EU Delays Croatian Accession Talks

The EU has postponed talks with Croatia due to their inability to resolve the border dispute with Slovenia. If it is not resolved quickly, Croatia may fail to achieve its goal, and not complete entry negotiations this year.

The European Union, EU, has put on the back burner an accession conference, which was planned for this Friday to be held with Croatia, after Croatian government did not manage to resolve the overhanging issue of their border with EU member Slovenia, the Czech EU presidency said on Thursday.

Slovenia also called off all meetings between the prime ministers of both nations.

Croatia’s state news agency, Hina, was told by a Zagreb government source that Slovenia “did not suggest an alternative date or give reasons for the cancellation.”

Slovenia, as an EU member state, has can use its veto power over progress in accession talks.The border disagreement between the two former Yugoslav countries has already delayed Croatia’s negotiations with the EU.

If a resolution is reached within a reasonable period of time, Croatia could loose out on joining the EU until 2010 or 2011, diplomats are saying.
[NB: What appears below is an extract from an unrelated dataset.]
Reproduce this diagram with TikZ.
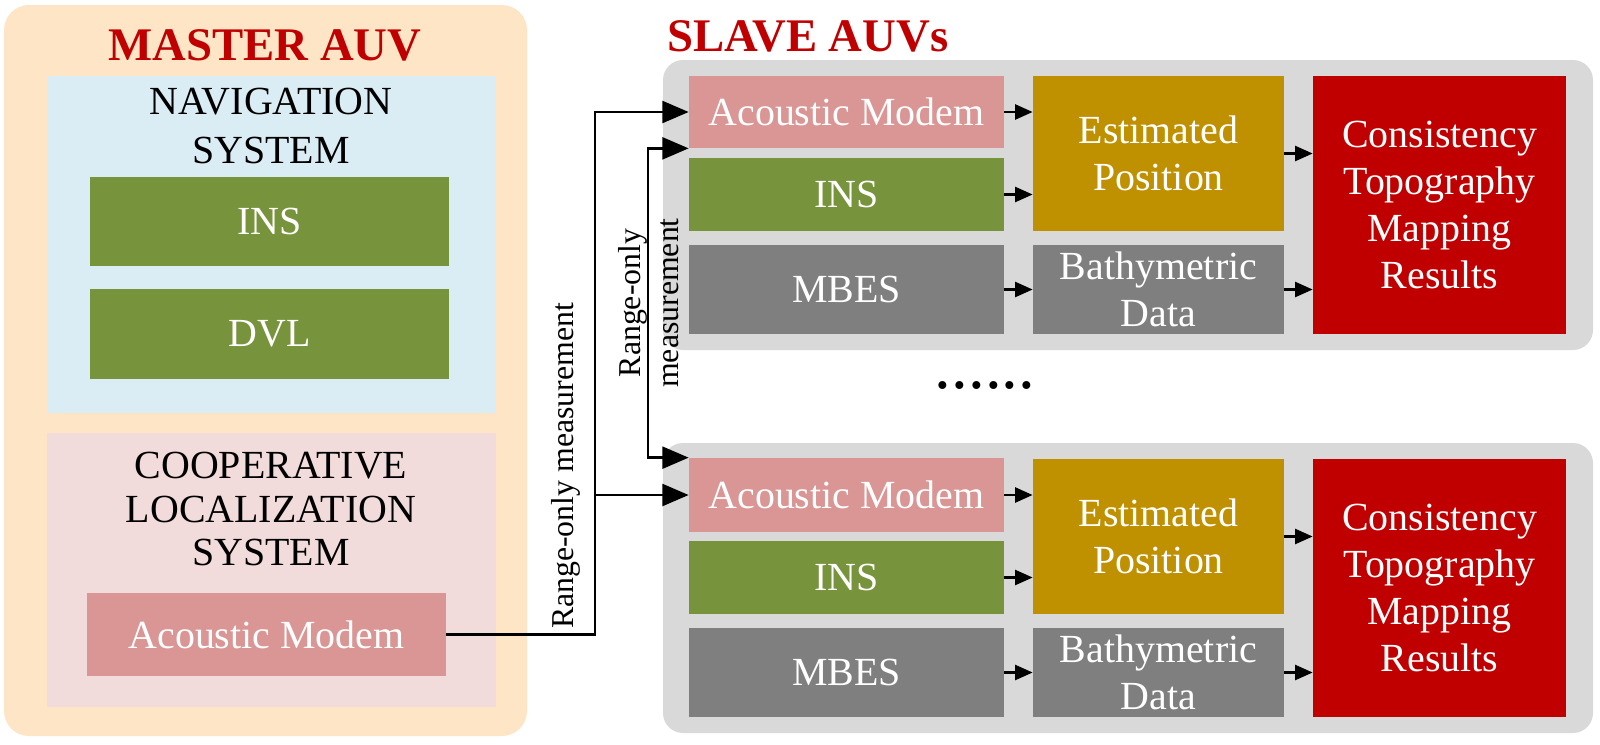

Zagreb cannot afford to lag behind with reforms in key areas such as the judiciary sector, agriculture and the waning shipbuilding industry.

“A new date (for the conference) is to be set subject to positive development,” the EU presidency said in a statement to Hina.

“The lack of headway in the negotiations on chapters that are ready to be opened and closed does not reflect the actual progress achieved on the ground by Croatia.”

Current and incoming EU presidencies — France, the Czech Republic and Sweden are quoted as having a “strong conviction that an agreement allowing Croatia to proceed with negotiations is now within reach”.

On Wednesday, in Brussels, Croatia and Slovenia had talks with EU officials and Enlargement Commissioner Olli Rehn, who then came up with a new proposal to mediate the dispute.

Reports say, Rehn is proposing an ad-hoc arbitration commission for the border dispute, which would be based on principles of international law, which Croatia has been insisting on.

Slovenia is worried about its access to international waters — a key issue for Ljubljana in the border dispute — arbitrators would take into consideration what they decided to be a fair and equitable resolution, as expected by Ljubljana.

The dispute is raging over a tiny area of land and sea border, going back to the 1991 and the breakup of Yugoslavia, a history which has lead Slovenia to veto the majority of Croatia’s EU talks this past December.